Le groupe Nouveau Centre souhaite néanmoins appeler l'attention du Gouvernement sur quelques points majeurs.
Premièrement, nous nous opposons fermement à l'amendement visant à créer une taxe supplémentaire de 10 % sur les jeux et les courses pour les parieurs ultramarins. Celui-ci nous semble totalement contraire au principe constitutionnel d'égalité devant les charges publiques. Une inégalité de traitement serait ainsi créée entre les parieurs métropolitains et leurs homologues d'outre-mer.
Deuxièmement, le groupe Nouveau Centre souhaite rappeler encore une fois l'importance d'un développement économique propre pour l'outre-mer. Sans cela, l'outre-mer se retrouvera sous perfusion et sa pérennité à long terme ne sera pas assurée. Monsieur le secrétaire d'État, nous devrons procéder à l'évolution de ce cinquième texte, avant d'en bâtir un nouveau.
Troisièmement, nous souhaitons assister au développement et à la délégation de compétences de l'État vers les collectivités d'outre-mer sur le modèle de ce qui a été fait en Guadeloupe, s'agissant de la maîtrise de la demande en énergie.
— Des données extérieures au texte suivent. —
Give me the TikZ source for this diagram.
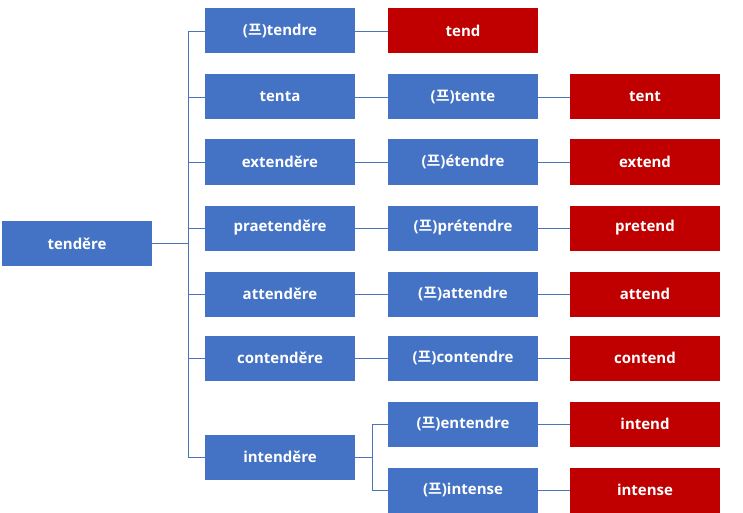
\documentclass[tikz,border=0pt]{standalone}
\usepackage{fontspec}
\setmainfont{Open Sans}
\newfontfamily\kr{Noto Sans CJK KR}[BoldFont={Noto Sans CJK KR Bold}]
\usetikzlibrary{positioning}
\definecolor{wdblue}{HTML}{4472C4}
\definecolor{wdred}{HTML}{C00000}
\definecolor{wdline}{HTML}{4A75B8}
\newcommand{\fr}{({\kr 프})}
\tikzset{
  word/.style={draw=none, fill=wdblue, text=white, font=\fontsize{15}{18}\selectfont\bfseries,
    minimum width=150pt, minimum height=45pt, inner sep=0pt},
  eng/.style={word, fill=wdred},
  link/.style={draw=wdline, line width=0.8pt}
}
\begin{document}
\begin{tikzpicture}[x=1pt, y=-1pt]
  \useasboundingbox (0,0) rectangle (743,513);
  % root
  \node[word] (tendere) at (77,243.5) {tend\v{e}re};
  % latin column
  \node[word] (tenta) at (280,97) {tenta};
  \node[word] (extendere) at (280,162) {extend\v{e}re};
  \node[word] (praetendere) at (280,228) {praetend\v{e}re};
  \node[word] (attendere) at (280,294) {attend\v{e}re};
  \node[word] (contendere) at (280,358) {contend\v{e}re};
  \node[word] (intendere) at (280,457) {intend\v{e}re};
  \node[word] (frtendre) at (280,31) {\fr tendre};
  % french column
  \node[eng] (tend) at (463,31) {tend};
  \node[word] (frtente) at (463,97) {\fr tente};
  \node[word] (fretendre) at (463,162) {\fr \'etendre};
  \node[word] (frpretendre) at (463,228) {\fr pr\'etendre};
  \node[word] (frattendre) at (463,294) {\fr attendre};
  \node[word] (frcontendre) at (463,358) {\fr contendre};
  \node[word] (frentendre) at (463,424) {\fr entendre};
  \node[word] (frintense) at (463,490) {\fr intense};
  % english column
  \node[eng] (tent) at (645,97) {tent};
  \node[eng] (extend) at (645,162) {extend};
  \node[eng] (pretend) at (645,228) {pretend};
  \node[eng] (attend) at (645,294) {attend};
  \node[eng] (contend) at (645,358) {contend};
  \node[eng] (intend) at (645,424) {intend};
  \node[eng] (intense) at (645,490) {intense};
  % connectors
  \coordinate (fork) at (188,243.5);
  \draw[link] (tendere.east) -- (fork);
  \foreach \n in {frtendre, tenta, extendere, praetendere, attendere, contendere, intendere}
    \draw[link] (fork) |- (\n.west);
  \foreach \a/\b in {frtendre/tend, tenta/frtente, extendere/fretendre, praetendere/frpretendre,
      attendere/frattendre, contendere/frcontendre, frtente/tent, fretendre/extend,
      frpretendre/pretend, frattendre/attend, frcontendre/contend, frentendre/intend, frintense/intense}
    \draw[link] (\a.east) -- (\b.west);
  \coordinate (split) at (372,457);
  \draw[link] (intendere.east) -- (split);
  \draw[link] (split) |- (frentendre.west);
  \draw[link] (split) |- (frintense.west);
\end{tikzpicture}
\end{document}
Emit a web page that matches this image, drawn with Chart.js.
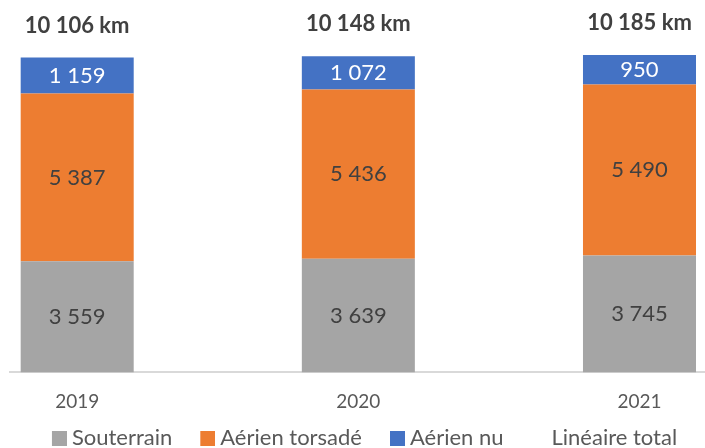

Quatrièmement, nous souhaitons que toutes les collectivités territoriales – régions, notamment, et départements – s'impliquent totalement dans le développement économique des territoires et départements d'outre-mer. La loi leur a donné cette compétence ; elles doivent l'exercer.
Cinquièmement, nous avons confiance dans nos compatriotes ultramarins.
Chacun l'a compris, le développement de l'outre-mer revêt un enjeu particulier. Il s'inscrit dans une histoire complexe et spécifique, dans un climat social et économique difficile, mais aussi dans la volonté de bâtir un avenir prospère et prometteur grâce aux atouts et à la complémentarité entre l'outre-mer et la métropole.
C'est pourquoi le groupe Nouveau Centre soutient ce projet de loi dans son esprit et sa lettre et encourage l'action difficile, mais juste, je tiens à le dire, que conduit le secrétaire d'État. (Applaudissements sur les bancs du groupe UMP.)